1. **Finding where the function is increasing or decreasing:**
Imagine you're walking along the graph of `f(x)`. If you're going uphill, the function is increasing; if you're going downhill, it's decreasing. We can tell this by looking at the "slope function," which is `f'(x) = cos x + sin x` for `f(x) = sin x - cos x`.
* First, we find when the slope is exactly zero, because that's where the function might switch from going up to going down. So, we solve `cos x + sin x = 0`. This happens when `tan x = -1`.
* In our interval `[-π, π]`, the exact spots where `tan x = -1` are `x = -π/4` and `x = 3π/4`.
* Now we pick a simple test number in each section (and don't forget the very ends of our interval) to see if the slope is positive (uphill) or negative (downhill):
* From `x = -π` to `x = -π/4`: Let's pick `x = -π/2`. Our slope function `f'(-π/2) = cos(-π/2) + sin(-π/2) = 0 + (-1) = -1`. Since it's negative, `f` is decreasing here.
* From `x = -π/4` to `x = 3π/4`: Let's pick `x = 0`. Our slope function `f'(0) = cos(0) + sin(0) = 1 + 0 = 1`. Since it's positive, `f` is increasing here.
* From `x = 3π/4` to `x = π`: Let's pick `x = π`. Our slope function `f'(π) = cos(π) + sin(π) = -1 + 0 = -1`. Since it's negative, `f` is decreasing here.
So, `f` is increasing from `x = -π/4` to `x = 3π/4`. It's decreasing from `x = -π` to `x = -π/4` and from `x = 3π/4` to `x = π`.

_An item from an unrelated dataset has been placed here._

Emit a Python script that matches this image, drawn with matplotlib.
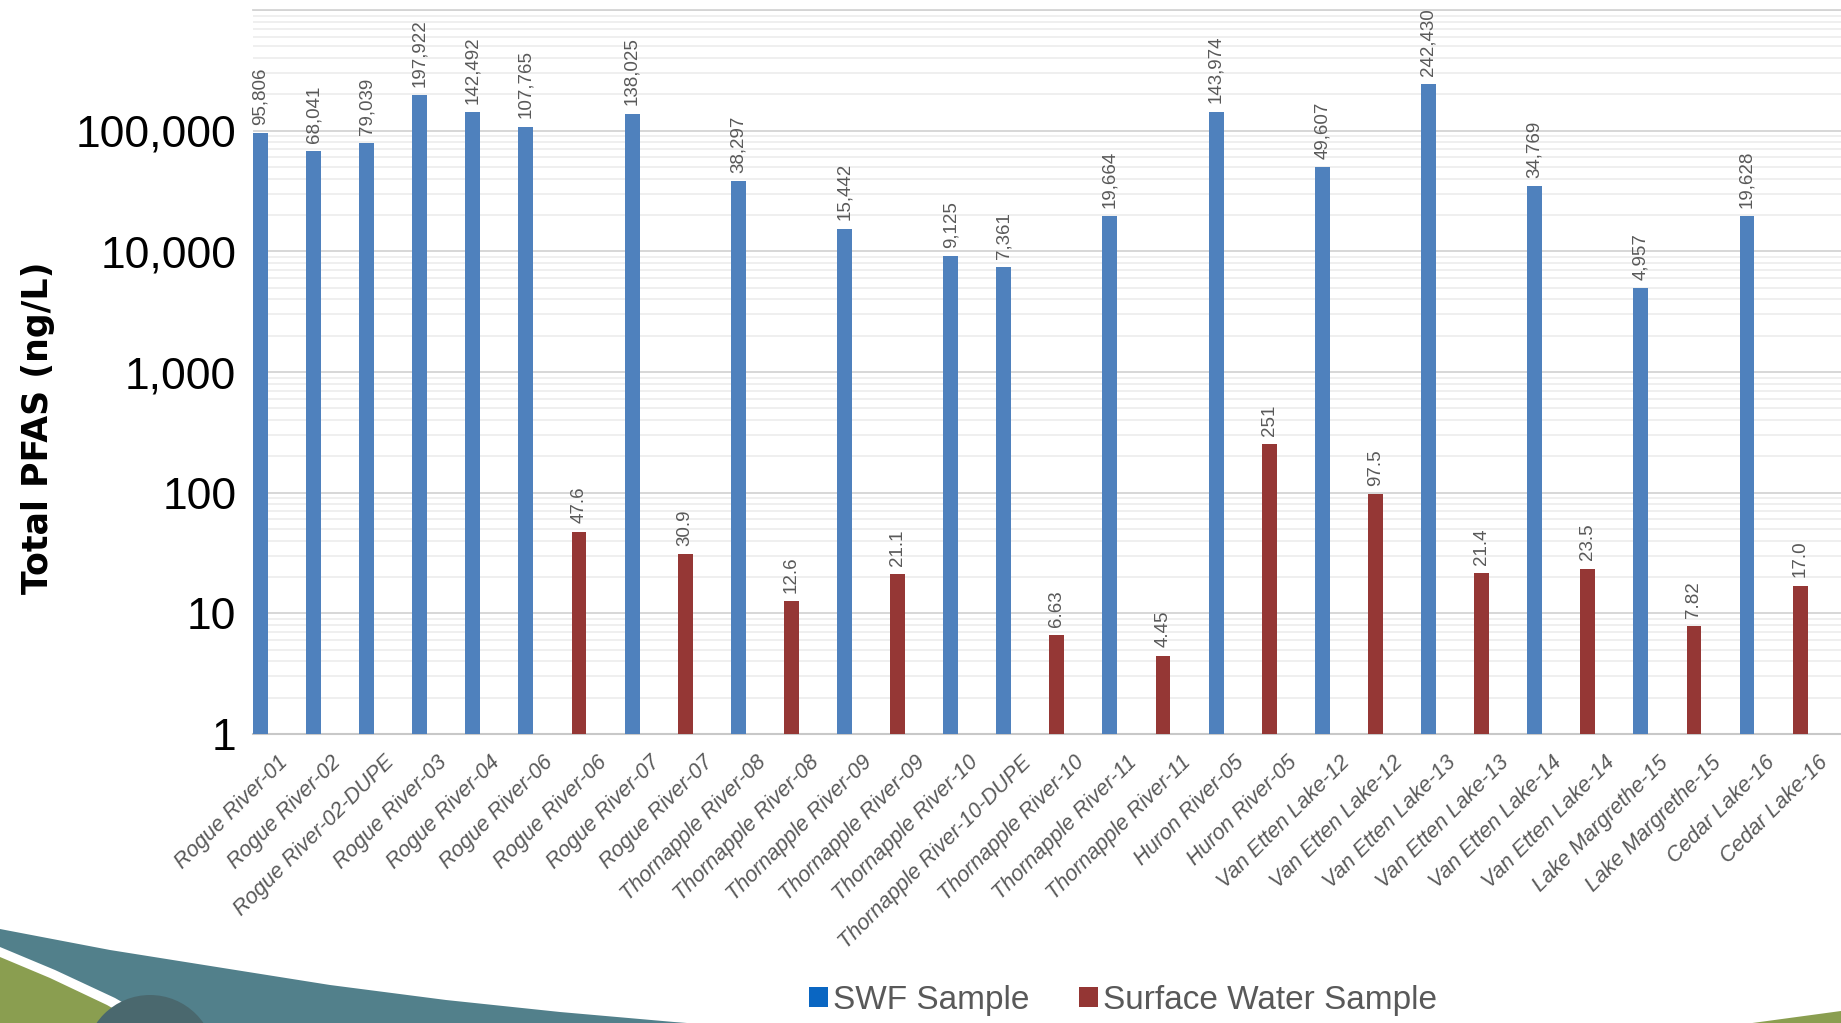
import matplotlib
matplotlib.use("Agg")
import matplotlib.pyplot as plt
import matplotlib.transforms as mtransforms
from matplotlib.patches import Patch, Polygon, Circle
from matplotlib.ticker import FixedLocator, NullFormatter
import math

# Données : total PFAS par échantillon
sites = ["Rogue River-01", "Rogue River-02", "Rogue River-02-DUPE", "Rogue River-03",
         "Rogue River-04", "Rogue River-06", "Rogue River-06", "Rogue River-07",
         "Rogue River-07", "Thornapple River-08", "Thornapple River-08",
         "Thornapple River-09", "Thornapple River-09", "Thornapple River-10",
         "Thornapple River-10-DUPE", "Thornapple River-10", "Thornapple River-11",
         "Thornapple River-11", "Huron River-05", "Huron River-05", "Van Etten Lake-12",
         "Van Etten Lake-12", "Van Etten Lake-13", "Van Etten Lake-13", "Van Etten Lake-14",
         "Van Etten Lake-14", "Lake Margrethe-15", "Lake Margrethe-15", "Cedar Lake-16",
         "Cedar Lake-16"]
values = [95806, 68041, 79039, 197922, 142492, 107765, 47.6, 138025, 30.9, 38297, 12.6,
          15442, 21.1, 9125, 7361, 6.63, 19664, 4.45, 143974, 251, 49607, 97.5, 242430,
          21.4, 34769, 23.5, 4957, 7.82, 19628, 17.0]
sample_type = ["SWF", "SWF", "SWF", "SWF", "SWF", "SWF", "SW", "SWF", "SW", "SWF", "SW",
               "SWF", "SW", "SWF", "SWF", "SW", "SWF", "SW", "SWF", "SW", "SWF", "SW", "SWF",
               "SW", "SWF", "SW", "SWF", "SW", "SWF", "SW"]
ytick_values = [1, 10, 100, 1000, 10000, 100000]

bar_colors = {"SWF": "#4F81BD", "SW": "#953735"}
legend_names = {"SWF": "SWF Sample", "SW": "Surface Water Sample"}
legend_colors = {"SWF": "#0A66C2", "SW": "#943634"}

W, H = 1841, 1023
sans = ["Liberation Sans", "DejaVu Sans"]


def fmt_value(v):
    # milliers avec virgule, sinon 3 chiffres significatifs
    if v >= 1000:
        return f"{v:,.0f}"
    dec = max(0, 2 - int(math.floor(math.log10(v))))
    return f"{v:.{dec}f}"


fig = plt.figure(figsize=(W / 100, H / 100), dpi=100)
ax = fig.add_axes([253 / W, 1 - 734 / H, 1 - 253 / W, (734 - 10) / H])

x = list(range(len(sites)))
ax.bar(x, values, width=0.28, color=[bar_colors[t] for t in sample_type], zorder=3)
ax.set_yscale("log")
ax.set_ylim(1, 1e6)
ax.set_xlim(-0.14, len(sites) - 0.23)

# Étiquettes de valeurs
for xi, v in zip(x, values):
    ax.annotate(fmt_value(v), (xi, v), xytext=(0, 6), textcoords="offset points",
                rotation=90, ha="center", va="bottom", fontsize=13.5, color="#595959",
                family=sans, zorder=4)

# Axe Y
ax.yaxis.set_major_locator(FixedLocator(ytick_values + [1e6]))
ax.set_yticklabels([f"{v:,}" for v in ytick_values] + [""])
ax.yaxis.set_minor_locator(FixedLocator([m * 10 ** d for d in range(6) for m in range(2, 10)]))
ax.yaxis.set_minor_formatter(NullFormatter())
ax.tick_params(axis="y", which="both", length=0, pad=12, labelsize=32, labelcolor="black")
for lab in ax.get_yticklabels():
    lab.set_family(sans)
ax.grid(True, which="major", axis="y", color="#D4D4D4", lw=1.3, zorder=0)
ax.grid(True, which="minor", axis="y", color="#EBEBEB", lw=1.1, zorder=0)
ax.set_ylabel("Total PFAS (ng/L)", fontsize=25, fontweight="bold")
ax.yaxis.set_label_coords(-(253 - 55) / (W - 253), (734 - 428) / (734 - 10))

# Axe X
ax.set_xticks(x)
ax.set_xticklabels(sites, rotation=45, rotation_mode="anchor", ha="right", va="top",
                   fontsize=15.5, style="italic", color="#595959", family=sans)
ax.tick_params(axis="x", length=0, pad=0)
offset = mtransforms.ScaledTranslation(17 / 100, -18 / 100, fig.dpi_scale_trans)
for lab in ax.get_xticklabels():
    lab.set_transform(lab.get_transform() + offset)

for s in ["left", "right"]:
    ax.spines[s].set_visible(False)
ax.spines["bottom"].set_color("#C8C8C8")
ax.spines["bottom"].set_linewidth(1.5)
ax.spines["top"].set_color("#D4D4D4")
ax.spines["top"].set_linewidth(1.3)

# Légende
handles = [Patch(facecolor=legend_colors[k], label=legend_names[k]) for k in ["SWF", "SW"]]
fig.legend(handles=handles, loc="center", bbox_to_anchor=(1123 / W, 1 - 1000 / H), ncol=2,
           frameon=False, handlelength=0.55, handleheight=0.55, handletextpad=0.15,
           columnspacing=1.5, prop={"family": sans, "size": 24}, labelcolor="#595959")

# Décor du bas (gabarit de la diapositive)
def px(pts):
    return [(a / W, 1 - b / H) for a, b in pts]

teal = [(0, 929), (110, 950), (223, 968), (330, 985), (446, 1000), (560, 1012),
        (674, 1022), (700, 1024), (0, 1024)]
white = [(0, 947), (55, 970), (115, 998), (160, 1024), (0, 1024)]
green = [(0, 957), (50, 978), (107, 1005), (140, 1024), (0, 1024)]
green_r = [(1745, 1024), (1841, 1011), (1841, 1024)]
fig.add_artist(Polygon(px(teal), closed=True, transform=fig.transFigure, color="#52808B", lw=0))
fig.add_artist(Polygon(px(white), closed=True, transform=fig.transFigure, color="white", lw=0))
fig.add_artist(Polygon(px(green), closed=True, transform=fig.transFigure, color="#8A9E50", lw=0))
fig.add_artist(Circle((150 / 100, (H - 1060) / 100), 65 / 100, transform=fig.dpi_scale_trans,
                      color="#4A686E", lw=0))
fig.add_artist(Polygon(px(green_r), closed=True, transform=fig.transFigure, color="#8A9E50", lw=0))

fig.savefig("out.png", dpi=100)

2. **Finding where the function is concave up or concave down (its "bendiness"):**
Concave up means the graph bends like a smile (it could hold water), and concave down means it bends like a frown (it would spill water). We find this using the "bendiness function," which is `f''(x) = -sin x + cos x`. This comes from looking at how the slope changes!
* First, we find when the bendiness is exactly zero, because that's where the graph might change from a smile to a frown. So, we solve `-sin x + cos x = 0`. This means `cos x = sin x`, or `tan x = 1`.
* In our interval `[-π, π]`, the exact spots where `tan x = 1` are `x = -3π/4` and `x = π/4`.
* Now we pick a simple test number in each section to see if the bendiness is positive (smile) or negative (frown):
* From `x = -π` to `x = -3π/4`: Let's pick `x = -π`. Our bendiness function `f''(-π) = -sin(-π) + cos(-π) = 0 + (-1) = -1`. Since it's negative, `f` is concave down here.
* From `x = -3π/4` to `x = π/4`: Let's pick `x = 0`. Our bendiness function `f''(0) = -sin(0) + cos(0) = 0 + 1 = 1`. Since it's positive, `f` is concave up here.
* From `x = π/4` to `x = π`: Let's pick `x = π/2`. Our bendiness function `f''(π/2) = -sin(π/2) + cos(π/2) = -1 + 0 = -1`. Since it's negative, `f` is concave down here.
So, `f` is concave up from `x = -3π/4` to `x = π/4`. It's concave down from `x = -π` to `x = -3π/4` and from `x = π/4` to `x = π`.

3. **Finding inflection points:**
These are the special spots where the graph perfectly changes its concavity (from a smile to a frown or vice-versa). We found these when our bendiness function `f''(x)` was zero and its sign changed.
Based on our steps above, the inflection points are at `x = -3π/4` and `x = π/4`.

If you were to draw this function with a graphing tool, you'd see all these changes exactly at these points!